The decreasing vote share made the party vulnerable to the wrath of the same people Menderes had gone after when he seized their properties. The common knowledge in Turkey is that underneath Menderes’s nose, out rose a military-bureaucratic nexus. It culminated in a full blown military coup and his execution.

The final straw was the government's decision to establish an investigative commission in parliament to overview the activities of some CHP deputies and journalists on 18 April, 1960. In response, the CHP leader Inonu launched a nationwide tour "Bahar Taarruzu" (Spring Attack), in which he played a populist card by evoking the memories of Greco-Turkish War, between 1919-1922.

Inonu’s role in the 1960 coup

While announcing the coup and takeover of the country’s democratically elected government, the military junta led by General Cemal Gursel accused the government of violating the constitution and the principles of Mustafa Kemal Ataturk.

However, Adnan Menderes, who won three elections and governed for 10 years, had started his political career as a member of the CHP. He rose through the CHP ranks, became a member of parliament reportedly on Ataturk's command and served under the CHP's roof for over 10 years.

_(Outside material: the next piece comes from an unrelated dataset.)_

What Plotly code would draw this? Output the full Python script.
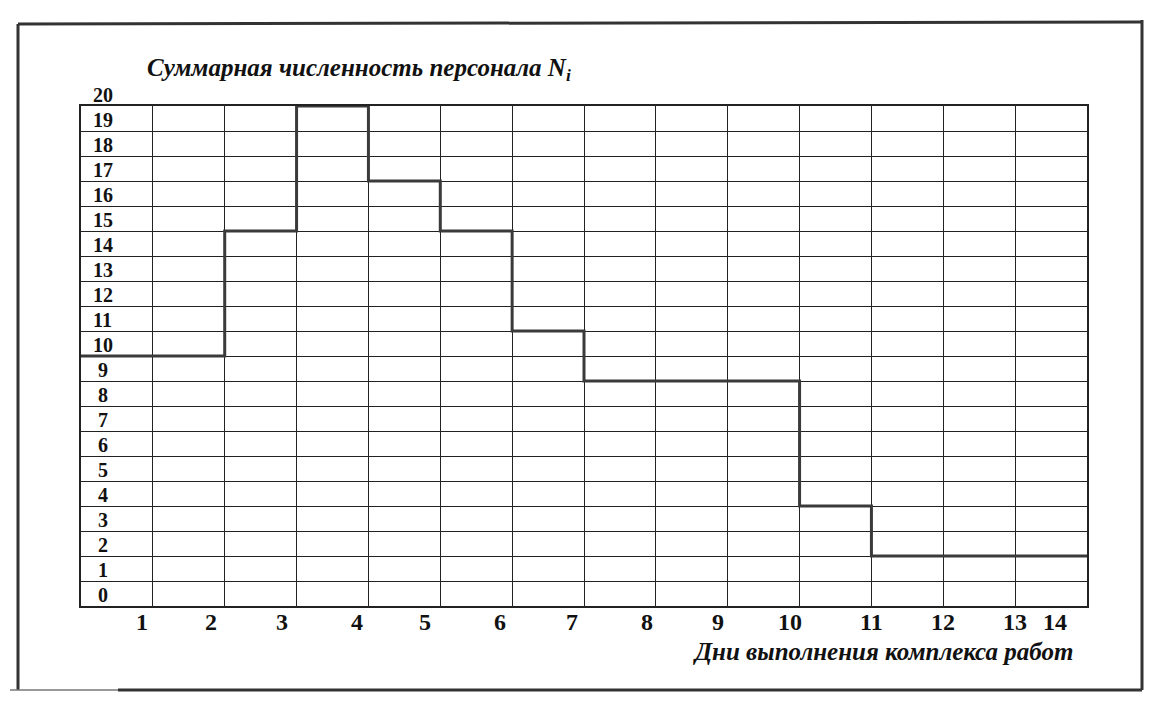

But it wasn’t to be forever, mainly because Menderes and Inonu soon came to blows over a bid to outcompete each other within the party. Inonu became chairman of the CHP after Ataturk's demise in 1938.

For Menderes' supporters, the main accusation against him — that he had violated Ataturk's principles — was out of step with reality, because Ataturk had handpicked Menderes and promoted him as the Member of Parliament during the One Party rule.

During a press conference on 28 May, when a member of the media asked Gursel whether Inonu was aware of the coup, he replied that Inonu would never have allowed it should he have been aware of such a thing. However, despite this comment, Inonu was quick to express his good wishes to Gursel during a phone call.

Although Gursel believed that Inonu would not have sanctioned the coup, he did admit in his last letter that Inonu had put pressure on him to execute Adnan Menderes. He expressed regret at this.

In his letter, Gursel said that following his retirement he got an offer to lead the junta, the so-called National Unity Committee (Milli Birlik Komitesi), and he was swiftly taken to Ankara on 27 May.

As Colonel Alparslan Turkes announced the coup as a member of the so-called National Unity Committee, he then asked for support from the CHP. Refusing to act in favour of a particular side, Turkes was exiled to India.

While talking to the Anadolu Agency, Turkey's public news agency, the son of Mehmet Arif Demirer, transport minister of Menderes administration, said Turkes told him that he was not informed about the process in the islands of Imrali and Yassiada, nor the demand of acting in favour of CHP in the military.

As a result of this conflict, the committee was repealed on November 13, 1960.

In the aftermath of the coup, Adnan Menderes was taken to a cell on Imrali Island while other arrested members of the Democratic Party were taken to Yassiada Island where they were tortured. 

It is said that Menderes tried to commit suicide after facing painful physical torture. The court ruled in favour of the death penalty for the 15 defendants. Despite appealing for help from many western countries, including the US, Adnan Menderes, Foreign Minister Fatin Rustu Zorlu and Finance Minister Hasan Polatkan were executed.

The putschists rolled out a constitution that sought to control the government from all sides. It was written by pro-coup academics and was recognised with force. The constitution was accepted in a referendum with slightly more than half the votes needed. The electoral system was changed in a way so as to allow no room for the opposing parties to make any claim.

Menderes was executed on 17 September, 1961 and exactly twenty-nine days after the new general election had taken place.

The Justice Party, considered a continuation of the Democratic Party, won the elections achieving 34.8 percent of the votes.